For the Heston model, these figures compare the true PDF (or log-PDF) p(x) with the approximated PDF (or log-PDF) \(\hat{p}_N\), using N=6 or N=16 number of terms. The domain of the PDF I is defined using Eq. (22) with \(L=4\)

Finally, for the three considered PDFs, in Table 2, we report the CPU time in seconds for the COS method with a grid size equal \(2^{12}\) and the exponential expansion method with N=16 using Hermite or Logistic polynomials. The numerical outcomes presented herein were generated on a computational system furnished with an Intel Core i3-9100F CPU clocked at 3.60 GHz and equipped with 32.0 GB of RAM. The results show that the proposed method is very fast and efficient.

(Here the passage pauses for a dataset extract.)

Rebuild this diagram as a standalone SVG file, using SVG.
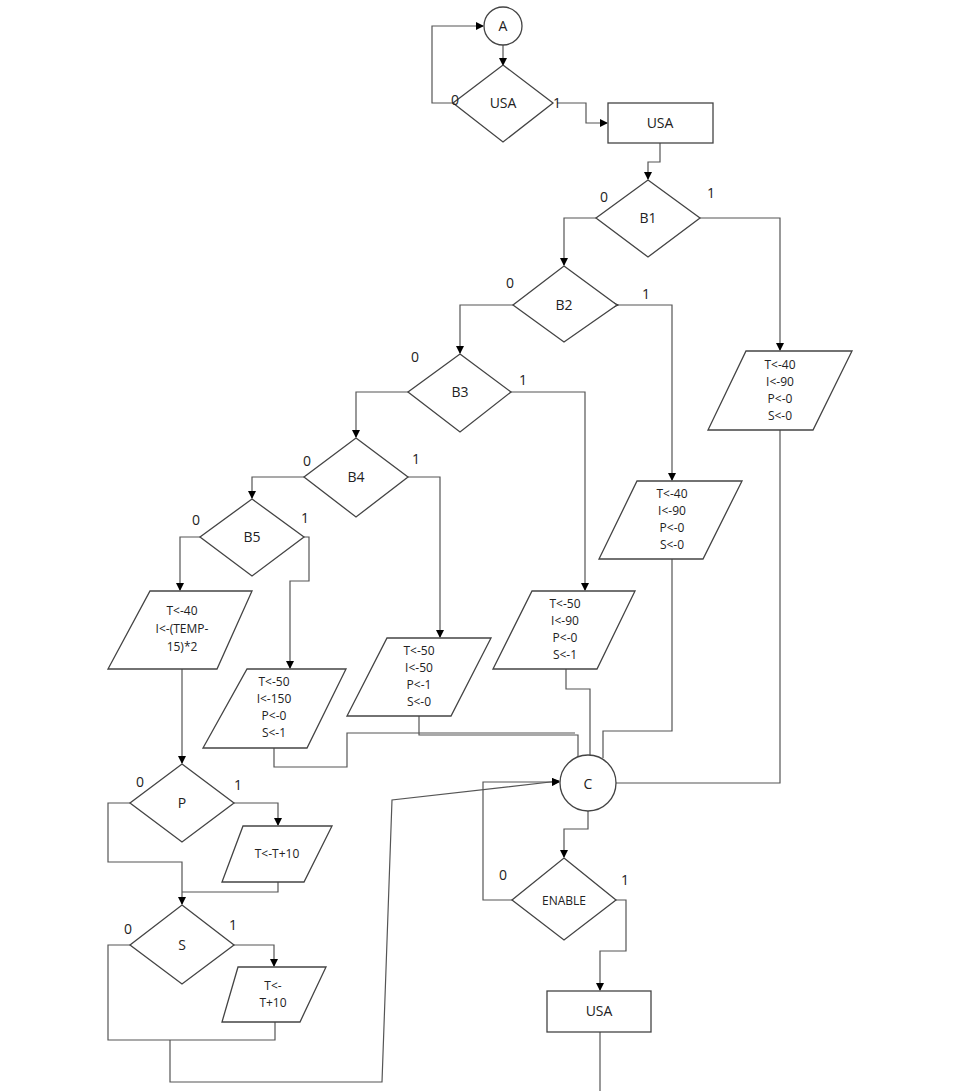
<svg xmlns="http://www.w3.org/2000/svg" width="975" height="1091" viewBox="0 0 975 1091">
<defs><marker id="ar" markerWidth="8" markerHeight="8" refX="7" refY="4" orient="auto" markerUnits="userSpaceOnUse"><path d="M0,0 L8,4 L0,8 z" fill="#000"/></marker></defs>
<style>
.s{fill:#fff;stroke:#444;stroke-width:1.3}
.c{fill:none;stroke:#555;stroke-width:1.2}
text{font-family:"Open Sans","Liberation Sans",sans-serif;font-size:12px;fill:#222;text-anchor:middle}
.l{font-size:14px}
.n{font-size:14px}
</style>
<rect width="975" height="1091" fill="#fff"/>
<g id="connectors">
<path class="c" d="M503,45 V65" marker-end="url(#ar)"/>
<path class="c" d="M453,103 H432 V26 H483" marker-end="url(#ar)"/>
<path class="c" d="M557,103 H586 V123 H607" marker-end="url(#ar)"/>
<path class="c" d="M660,143 V162 H648 V179" marker-end="url(#ar)"/>
<path class="c" d="M596,218 H564 V265" marker-end="url(#ar)"/>
<path class="c" d="M700,218 H780 V350" marker-end="url(#ar)"/>
<path class="c" d="M618,305 H672 V480" marker-start="url(#ar)" marker-end="url(#ar)"/>
<path class="c" d="M513,305 H460 V353" marker-end="url(#ar)"/>
<path class="c" d="M511,392 H585 V590" marker-end="url(#ar)"/>
<path class="c" d="M408,392 H356 V437" marker-end="url(#ar)"/>
<path class="c" d="M408,477 H440 V637" marker-end="url(#ar)"/>
<path class="c" d="M304,477 H252 V498" marker-end="url(#ar)"/>
<path class="c" d="M200,537 H180 V590" marker-end="url(#ar)"/>
<path class="c" d="M304,537 H309 V581 H290 V668" marker-end="url(#ar)"/>
<path class="c" d="M780,430 V783 H616"/>
<path class="c" d="M672,559 V731 H603 V758"/>
<path class="c" d="M566,669 V689 H590 V755"/>
<path class="c" d="M419,716 V735 H578 V759"/>
<path class="c" d="M274,748 V767 H347 V733 H575"/>
<path class="c" d="M182,669 V763" marker-end="url(#ar)"/>
<path class="c" d="M130,803 H108 V862 H182 V904" marker-end="url(#ar)"/>
<path class="c" d="M234,803 H278 V825" marker-end="url(#ar)"/>
<path class="c" d="M278,882 V892 H182"/>
<path class="c" d="M234,945 H274 V966" marker-end="url(#ar)"/>
<path class="c" d="M130,945 H108 V1040 H275 V1022"/>
<path class="c" d="M170,1040 V1082 H382 L392,800 L559,781" marker-end="url(#ar)"/>
<path class="c" d="M512,900 H483 V782 H559" marker-end="url(#ar)"/>
<path class="c" d="M588,811 V829 H564 V857" marker-end="url(#ar)"/>
<path class="c" d="M616,900 H626 V951 H600 V990" marker-end="url(#ar)"/>
<path class="c" d="M600,1032 V1091"/>
</g>
<g id="A"><circle class="s" cx="503" cy="26" r="19"/><text x="503" y="31" class="n">A</text></g>
<g id="usaDec"><path class="s" d="M503,65 L553,103 L503,142 L453,103 z"/><text x="503" y="108" class="n">USA</text><text x="455" y="105" class="l">0</text><text x="557" y="108" class="l">1</text></g>
<g id="usa1"><rect class="s" x="608" y="103" width="105" height="40"/><text x="660" y="128" class="n">USA</text></g>
<g id="B1"><path class="s" d="M648,180 L700,218 L648,257 L596,218 z"/><text x="648" y="223" class="n">B1</text><text x="604" y="202" class="l">0</text><text x="711" y="198" class="l">1</text></g>
<g id="B2"><path class="s" d="M564,266 L617,305 L564,342 L513,305 z"/><text x="564" y="310" class="n">B2</text><text x="510" y="288" class="l">0</text><text x="646" y="299" class="l">1</text></g>
<g id="B3"><path class="s" d="M460,354 L511,392 L460,432 L408,392 z"/><text x="460" y="397" class="n">B3</text><text x="415" y="362" class="l">0</text><text x="523" y="385" class="l">1</text></g>
<g id="B4"><path class="s" d="M356,438 L408,477 L356,517 L304,477 z"/><text x="356" y="482" class="n">B4</text><text x="307" y="466" class="l">0</text><text x="416" y="464" class="l">1</text></g>
<g id="B5"><path class="s" d="M252,499 L304,537 L252,576 L200,537 z"/><text x="252" y="542" class="n">B5</text><text x="196" y="525" class="l">0</text><text x="305" y="523" class="l">1</text></g>
<g id="p1"><path class="s" d="M150,591 H252 L217,669 H108 z"/><text x="182" y="615">T&lt;-40</text><text x="182" y="633">I&lt;-(TEMP-</text><text x="182" y="651">15)*2</text></g>
<g id="p2"><path class="s" d="M247,669 H346 L307,748 H203 z"/><text x="274" y="686">T&lt;-50</text><text x="274" y="703">I&lt;-150</text><text x="274" y="720">P&lt;-0</text><text x="274" y="737">S&lt;-1</text></g>
<g id="p3"><path class="s" d="M387,638 H491 L451,716 H347 z"/><text x="419" y="655">T&lt;-50</text><text x="419" y="672">I&lt;-50</text><text x="419" y="689">P&lt;-1</text><text x="419" y="706">S&lt;-0</text></g>
<g id="p4"><path class="s" d="M532,591 H635 L597,669 H493 z"/><text x="565" y="608">T&lt;-50</text><text x="565" y="625">I&lt;-90</text><text x="565" y="642">P&lt;-0</text><text x="565" y="659">S&lt;-1</text></g>
<g id="p5"><path class="s" d="M637,481 H742 L703,559 H599 z"/><text x="672" y="498">T&lt;-40</text><text x="672" y="515">I&lt;-90</text><text x="672" y="532">P&lt;-0</text><text x="672" y="549">S&lt;-0</text></g>
<g id="p6"><path class="s" d="M746,351 H852 L813,430 H708 z"/><text x="780" y="369">T&lt;-40</text><text x="780" y="386">I&lt;-90</text><text x="780" y="403">P&lt;-0</text><text x="780" y="420">S&lt;-0</text></g>
<g id="C"><circle class="s" cx="588" cy="783" r="28"/><text x="588" y="789" class="n">C</text></g>
<g id="P"><path class="s" d="M182,764 L234,803 L182,842 L130,803 z"/><text x="182" y="808" class="n">P</text><text x="140" y="787" class="l">0</text><text x="238" y="790" class="l">1</text></g>
<g id="p7"><path class="s" d="M243,826 H332 L304,882 H222 z"/><text x="277" y="858">T&lt;-T+10</text></g>
<g id="S"><path class="s" d="M182,905 L234,945 L182,984 L130,945 z"/><text x="182" y="950" class="n">S</text><text x="128" y="934" class="l">0</text><text x="233" y="930" class="l">1</text></g>
<g id="p8"><path class="s" d="M238,967 H326 L300,1022 H222 z"/><text x="273" y="990">T&lt;-</text><text x="273" y="1007">T+10</text></g>
<g id="ENABLE"><path class="s" d="M564,858 L616,900 L564,940 L512,900 z"/><text x="564" y="905">ENABLE</text><text x="503" y="880" class="l">0</text><text x="625" y="885" class="l">1</text></g>
<g id="usa2"><rect class="s" x="547" y="991" width="104" height="41"/><text x="599" y="1016" class="n">USA</text></g>
</svg>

Table 2 For the three considered PDFs, the table reports the CPU time in seconds for the COS method with a grid size equal \(2^{12}\) and the exponential expansion method with N=16 using Hermite or Logistic polynomials

6 Conclusions

In this work, we study the expansions of exponential form for the approximation of probability density functions, through the utilization of diverse orthogonal polynomial bases. Firstly, we introduce novel findings concerning the convergence of this series towards the true density function, employing mathematical tools of functional statistics. In particular, we show that the exponential expansion is a Fourier series of the true probability with respect to a given orthonormal basis of the so called Bayesian Hilbert space. Moreover, we extend to any orthogonal polynomial defined on the real line the numerical technique proposed by Muscolino and Ricciardi (1999) for the Hermite polynomials to estimate the coefficients of the expansion, using the first n moments of the corresponding true distribution. Finally, we illustrate numerical examples, applying our proposed approximation to three PDFs with different degrees of skewness and kurtosis and studying the convergence of the exponential series as the number of terms increases. Our results confirm the accuracy and straightforward implementation of our proposed approach. Furthermore, we show that adopting orthogonal basis different from Hermite polynomials, such as Logistic polynomials, can make the approximation more robust, when we enlarge the PDF domain, improving the accuracy of reproducing distribution tails.

6.1 Further researches

This preliminary study opens the way for several further researches. Firstly, continue the exploration of alternative bases could be beneficial. One approach could involve changing the reference weighting function, such as by considering a mixture of Gaussian distributions with non-zero skewness. Another possibility is to explore Riesz basis functions (or bi-orthogonal bases), such as the class of B-splines, to approximate the centered-log-ratio transformation of the density function via orthogonal projections onto the basis span, see for instance (Ortiz-Gracia and Oosterlee 2013) and Kirkby (2015). In this case, an interesting target for further investigation is the estimation of projection coefficients in analytical form, given the first n exact moments of the corresponding true distribution, as done for orthonormal basis in the present paper. Secondly, it could be very interesting to analyse the robustness of the coefficient estimation with respect to noise in the estimated moments of the true PDF. Finally, a significant advantage of our proposed approach lies in providing an explicit analytical formula for the approximated PDFs. The explicit analytical formula can be used to calculate the derivatives of the PDF with respect to the model parameters, improving the results of different sensitivity analysis applications.